⟨

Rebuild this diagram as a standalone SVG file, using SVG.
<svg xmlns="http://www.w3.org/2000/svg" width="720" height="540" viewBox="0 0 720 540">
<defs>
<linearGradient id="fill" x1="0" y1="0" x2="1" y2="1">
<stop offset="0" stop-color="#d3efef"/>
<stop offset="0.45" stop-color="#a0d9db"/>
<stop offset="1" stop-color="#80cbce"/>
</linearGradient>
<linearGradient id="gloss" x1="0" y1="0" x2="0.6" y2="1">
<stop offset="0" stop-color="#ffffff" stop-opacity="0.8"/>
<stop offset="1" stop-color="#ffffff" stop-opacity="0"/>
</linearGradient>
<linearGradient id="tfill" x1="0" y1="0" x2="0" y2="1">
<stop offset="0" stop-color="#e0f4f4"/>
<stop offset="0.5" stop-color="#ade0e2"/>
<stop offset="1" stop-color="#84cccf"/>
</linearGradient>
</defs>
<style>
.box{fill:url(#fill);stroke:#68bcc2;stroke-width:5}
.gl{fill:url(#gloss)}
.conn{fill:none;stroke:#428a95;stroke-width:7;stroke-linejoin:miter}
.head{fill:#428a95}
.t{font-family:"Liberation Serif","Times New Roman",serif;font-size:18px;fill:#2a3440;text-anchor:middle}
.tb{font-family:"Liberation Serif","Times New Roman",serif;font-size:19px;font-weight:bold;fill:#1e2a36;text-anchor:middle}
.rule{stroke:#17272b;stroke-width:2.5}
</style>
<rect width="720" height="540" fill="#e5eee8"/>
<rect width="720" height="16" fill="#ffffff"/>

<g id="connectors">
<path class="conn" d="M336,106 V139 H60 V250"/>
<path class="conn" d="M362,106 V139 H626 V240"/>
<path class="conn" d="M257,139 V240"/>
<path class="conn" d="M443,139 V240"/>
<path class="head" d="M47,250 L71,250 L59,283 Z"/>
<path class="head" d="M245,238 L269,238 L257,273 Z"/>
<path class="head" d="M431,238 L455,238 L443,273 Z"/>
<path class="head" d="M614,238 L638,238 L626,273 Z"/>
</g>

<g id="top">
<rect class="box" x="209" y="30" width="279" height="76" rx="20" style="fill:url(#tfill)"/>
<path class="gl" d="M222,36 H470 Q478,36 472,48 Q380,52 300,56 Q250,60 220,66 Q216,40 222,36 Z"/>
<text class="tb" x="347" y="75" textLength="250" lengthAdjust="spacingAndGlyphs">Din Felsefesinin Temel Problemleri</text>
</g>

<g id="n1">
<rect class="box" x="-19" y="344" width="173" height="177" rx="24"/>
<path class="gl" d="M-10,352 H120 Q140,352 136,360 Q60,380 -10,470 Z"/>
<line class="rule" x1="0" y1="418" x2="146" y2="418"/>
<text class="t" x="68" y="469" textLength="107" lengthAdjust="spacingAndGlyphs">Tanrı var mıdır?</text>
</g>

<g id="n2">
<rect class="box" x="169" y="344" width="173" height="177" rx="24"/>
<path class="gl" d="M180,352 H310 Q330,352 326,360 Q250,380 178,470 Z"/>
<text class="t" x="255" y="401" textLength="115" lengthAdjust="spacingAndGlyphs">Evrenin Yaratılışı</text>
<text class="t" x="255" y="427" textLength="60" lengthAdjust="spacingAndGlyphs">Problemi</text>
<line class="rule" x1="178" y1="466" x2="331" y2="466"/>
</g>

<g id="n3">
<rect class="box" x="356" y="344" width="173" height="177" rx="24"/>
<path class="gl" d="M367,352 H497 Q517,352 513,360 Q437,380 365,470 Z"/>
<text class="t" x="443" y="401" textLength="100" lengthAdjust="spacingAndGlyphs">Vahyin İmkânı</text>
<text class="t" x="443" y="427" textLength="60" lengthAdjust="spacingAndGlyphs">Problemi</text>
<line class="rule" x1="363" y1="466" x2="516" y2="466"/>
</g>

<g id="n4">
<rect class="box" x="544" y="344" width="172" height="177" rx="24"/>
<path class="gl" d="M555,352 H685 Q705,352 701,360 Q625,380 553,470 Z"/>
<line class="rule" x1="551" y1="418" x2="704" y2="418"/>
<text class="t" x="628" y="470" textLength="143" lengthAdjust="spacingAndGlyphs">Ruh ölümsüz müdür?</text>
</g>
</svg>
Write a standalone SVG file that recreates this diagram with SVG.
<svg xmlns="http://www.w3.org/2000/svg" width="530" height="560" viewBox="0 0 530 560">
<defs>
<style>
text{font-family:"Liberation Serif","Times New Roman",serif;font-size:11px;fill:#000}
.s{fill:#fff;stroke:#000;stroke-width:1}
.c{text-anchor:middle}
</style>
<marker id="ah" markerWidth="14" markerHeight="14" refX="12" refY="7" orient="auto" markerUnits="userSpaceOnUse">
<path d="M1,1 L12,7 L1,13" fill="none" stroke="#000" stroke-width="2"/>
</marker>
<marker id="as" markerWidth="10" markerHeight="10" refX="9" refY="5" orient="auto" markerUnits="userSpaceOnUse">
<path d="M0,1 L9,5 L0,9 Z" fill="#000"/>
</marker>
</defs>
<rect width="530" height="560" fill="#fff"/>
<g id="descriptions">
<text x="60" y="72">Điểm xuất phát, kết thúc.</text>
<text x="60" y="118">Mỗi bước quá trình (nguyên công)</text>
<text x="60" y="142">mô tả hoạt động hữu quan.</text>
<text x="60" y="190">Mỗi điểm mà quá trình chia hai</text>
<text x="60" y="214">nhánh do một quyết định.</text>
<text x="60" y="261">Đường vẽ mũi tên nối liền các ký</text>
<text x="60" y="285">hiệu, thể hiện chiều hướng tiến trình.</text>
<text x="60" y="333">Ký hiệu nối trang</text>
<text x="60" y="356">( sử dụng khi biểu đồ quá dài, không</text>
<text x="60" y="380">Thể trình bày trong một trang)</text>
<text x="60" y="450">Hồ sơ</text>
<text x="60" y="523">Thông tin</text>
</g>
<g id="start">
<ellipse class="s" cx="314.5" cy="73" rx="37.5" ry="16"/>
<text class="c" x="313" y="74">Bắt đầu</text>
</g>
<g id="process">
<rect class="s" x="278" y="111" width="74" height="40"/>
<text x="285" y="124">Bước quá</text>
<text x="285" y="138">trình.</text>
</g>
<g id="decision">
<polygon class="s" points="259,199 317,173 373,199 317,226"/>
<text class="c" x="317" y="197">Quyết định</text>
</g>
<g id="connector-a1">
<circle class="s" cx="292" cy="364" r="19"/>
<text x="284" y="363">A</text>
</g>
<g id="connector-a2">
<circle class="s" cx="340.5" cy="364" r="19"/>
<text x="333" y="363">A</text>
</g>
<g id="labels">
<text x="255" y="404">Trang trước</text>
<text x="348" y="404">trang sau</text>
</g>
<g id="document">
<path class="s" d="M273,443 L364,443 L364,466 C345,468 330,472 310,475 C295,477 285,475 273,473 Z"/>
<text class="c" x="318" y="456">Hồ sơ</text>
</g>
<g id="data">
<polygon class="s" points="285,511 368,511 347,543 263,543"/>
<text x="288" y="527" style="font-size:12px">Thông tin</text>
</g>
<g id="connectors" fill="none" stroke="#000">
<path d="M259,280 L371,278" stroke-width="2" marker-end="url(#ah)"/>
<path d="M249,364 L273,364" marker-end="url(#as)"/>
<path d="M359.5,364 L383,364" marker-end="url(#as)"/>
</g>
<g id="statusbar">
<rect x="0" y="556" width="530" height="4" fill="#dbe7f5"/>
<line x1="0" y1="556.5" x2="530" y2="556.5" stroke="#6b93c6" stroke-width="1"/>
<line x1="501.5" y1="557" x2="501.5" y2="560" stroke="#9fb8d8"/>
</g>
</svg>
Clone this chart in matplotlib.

⟩

Output the records exactly, including every line.

Rebuild this diagram as a standalone SVG file, using SVG.
<svg xmlns="http://www.w3.org/2000/svg" width="720" height="540" viewBox="0 0 720 540">
<defs>
<linearGradient id="fill" x1="0" y1="0" x2="1" y2="1">
<stop offset="0" stop-color="#d3efef"/>
<stop offset="0.45" stop-color="#a0d9db"/>
<stop offset="1" stop-color="#80cbce"/>
</linearGradient>
<linearGradient id="gloss" x1="0" y1="0" x2="0.6" y2="1">
<stop offset="0" stop-color="#ffffff" stop-opacity="0.8"/>
<stop offset="1" stop-color="#ffffff" stop-opacity="0"/>
</linearGradient>
<linearGradient id="tfill" x1="0" y1="0" x2="0" y2="1">
<stop offset="0" stop-color="#e0f4f4"/>
<stop offset="0.5" stop-color="#ade0e2"/>
<stop offset="1" stop-color="#84cccf"/>
</linearGradient>
</defs>
<style>
.box{fill:url(#fill);stroke:#68bcc2;stroke-width:5}
.gl{fill:url(#gloss)}
.conn{fill:none;stroke:#428a95;stroke-width:7;stroke-linejoin:miter}
.head{fill:#428a95}
.t{font-family:"Liberation Serif","Times New Roman",serif;font-size:18px;fill:#2a3440;text-anchor:middle}
.tb{font-family:"Liberation Serif","Times New Roman",serif;font-size:19px;font-weight:bold;fill:#1e2a36;text-anchor:middle}
.rule{stroke:#17272b;stroke-width:2.5}
</style>
<rect width="720" height="540" fill="#e5eee8"/>
<rect width="720" height="16" fill="#ffffff"/>

<g id="connectors">
<path class="conn" d="M336,106 V139 H60 V250"/>
<path class="conn" d="M362,106 V139 H626 V240"/>
<path class="conn" d="M257,139 V240"/>
<path class="conn" d="M443,139 V240"/>
<path class="head" d="M47,250 L71,250 L59,283 Z"/>
<path class="head" d="M245,238 L269,238 L257,273 Z"/>
<path class="head" d="M431,238 L455,238 L443,273 Z"/>
<path class="head" d="M614,238 L638,238 L626,273 Z"/>
</g>

<g id="top">
<rect class="box" x="209" y="30" width="279" height="76" rx="20" style="fill:url(#tfill)"/>
<path class="gl" d="M222,36 H470 Q478,36 472,48 Q380,52 300,56 Q250,60 220,66 Q216,40 222,36 Z"/>
<text class="tb" x="347" y="75" textLength="250" lengthAdjust="spacingAndGlyphs">Din Felsefesinin Temel Problemleri</text>
</g>

<g id="n1">
<rect class="box" x="-19" y="344" width="173" height="177" rx="24"/>
<path class="gl" d="M-10,352 H120 Q140,352 136,360 Q60,380 -10,470 Z"/>
<line class="rule" x1="0" y1="418" x2="146" y2="418"/>
<text class="t" x="68" y="469" textLength="107" lengthAdjust="spacingAndGlyphs">Tanrı var mıdır?</text>
</g>

<g id="n2">
<rect class="box" x="169" y="344" width="173" height="177" rx="24"/>
<path class="gl" d="M180,352 H310 Q330,352 326,360 Q250,380 178,470 Z"/>
<text class="t" x="255" y="401" textLength="115" lengthAdjust="spacingAndGlyphs">Evrenin Yaratılışı</text>
<text class="t" x="255" y="427" textLength="60" lengthAdjust="spacingAndGlyphs">Problemi</text>
<line class="rule" x1="178" y1="466" x2="331" y2="466"/>
</g>

<g id="n3">
<rect class="box" x="356" y="344" width="173" height="177" rx="24"/>
<path class="gl" d="M367,352 H497 Q517,352 513,360 Q437,380 365,470 Z"/>
<text class="t" x="443" y="401" textLength="100" lengthAdjust="spacingAndGlyphs">Vahyin İmkânı</text>
<text class="t" x="443" y="427" textLength="60" lengthAdjust="spacingAndGlyphs">Problemi</text>
<line class="rule" x1="363" y1="466" x2="516" y2="466"/>
</g>

<g id="n4">
<rect class="box" x="544" y="344" width="172" height="177" rx="24"/>
<path class="gl" d="M555,352 H685 Q705,352 701,360 Q625,380 553,470 Z"/>
<line class="rule" x1="551" y1="418" x2="704" y2="418"/>
<text class="t" x="628" y="470" textLength="143" lengthAdjust="spacingAndGlyphs">Ruh ölümsüz müdür?</text>
</g>
</svg>
Write a standalone SVG file that recreates this diagram with SVG.
<svg xmlns="http://www.w3.org/2000/svg" width="530" height="560" viewBox="0 0 530 560">
<defs>
<style>
text{font-family:"Liberation Serif","Times New Roman",serif;font-size:11px;fill:#000}
.s{fill:#fff;stroke:#000;stroke-width:1}
.c{text-anchor:middle}
</style>
<marker id="ah" markerWidth="14" markerHeight="14" refX="12" refY="7" orient="auto" markerUnits="userSpaceOnUse">
<path d="M1,1 L12,7 L1,13" fill="none" stroke="#000" stroke-width="2"/>
</marker>
<marker id="as" markerWidth="10" markerHeight="10" refX="9" refY="5" orient="auto" markerUnits="userSpaceOnUse">
<path d="M0,1 L9,5 L0,9 Z" fill="#000"/>
</marker>
</defs>
<rect width="530" height="560" fill="#fff"/>
<g id="descriptions">
<text x="60" y="72">Điểm xuất phát, kết thúc.</text>
<text x="60" y="118">Mỗi bước quá trình (nguyên công)</text>
<text x="60" y="142">mô tả hoạt động hữu quan.</text>
<text x="60" y="190">Mỗi điểm mà quá trình chia hai</text>
<text x="60" y="214">nhánh do một quyết định.</text>
<text x="60" y="261">Đường vẽ mũi tên nối liền các ký</text>
<text x="60" y="285">hiệu, thể hiện chiều hướng tiến trình.</text>
<text x="60" y="333">Ký hiệu nối trang</text>
<text x="60" y="356">( sử dụng khi biểu đồ quá dài, không</text>
<text x="60" y="380">Thể trình bày trong một trang)</text>
<text x="60" y="450">Hồ sơ</text>
<text x="60" y="523">Thông tin</text>
</g>
<g id="start">
<ellipse class="s" cx="314.5" cy="73" rx="37.5" ry="16"/>
<text class="c" x="313" y="74">Bắt đầu</text>
</g>
<g id="process">
<rect class="s" x="278" y="111" width="74" height="40"/>
<text x="285" y="124">Bước quá</text>
<text x="285" y="138">trình.</text>
</g>
<g id="decision">
<polygon class="s" points="259,199 317,173 373,199 317,226"/>
<text class="c" x="317" y="197">Quyết định</text>
</g>
<g id="connector-a1">
<circle class="s" cx="292" cy="364" r="19"/>
<text x="284" y="363">A</text>
</g>
<g id="connector-a2">
<circle class="s" cx="340.5" cy="364" r="19"/>
<text x="333" y="363">A</text>
</g>
<g id="labels">
<text x="255" y="404">Trang trước</text>
<text x="348" y="404">trang sau</text>
</g>
<g id="document">
<path class="s" d="M273,443 L364,443 L364,466 C345,468 330,472 310,475 C295,477 285,475 273,473 Z"/>
<text class="c" x="318" y="456">Hồ sơ</text>
</g>
<g id="data">
<polygon class="s" points="285,511 368,511 347,543 263,543"/>
<text x="288" y="527" style="font-size:12px">Thông tin</text>
</g>
<g id="connectors" fill="none" stroke="#000">
<path d="M259,280 L371,278" stroke-width="2" marker-end="url(#ah)"/>
<path d="M249,364 L273,364" marker-end="url(#as)"/>
<path d="M359.5,364 L383,364" marker-end="url(#as)"/>
</g>
<g id="statusbar">
<rect x="0" y="556" width="530" height="4" fill="#dbe7f5"/>
<line x1="0" y1="556.5" x2="530" y2="556.5" stroke="#6b93c6" stroke-width="1"/>
<line x1="501.5" y1="557" x2="501.5" y2="560" stroke="#9fb8d8"/>
</g>
</svg>
Clone this chart in matplotlib.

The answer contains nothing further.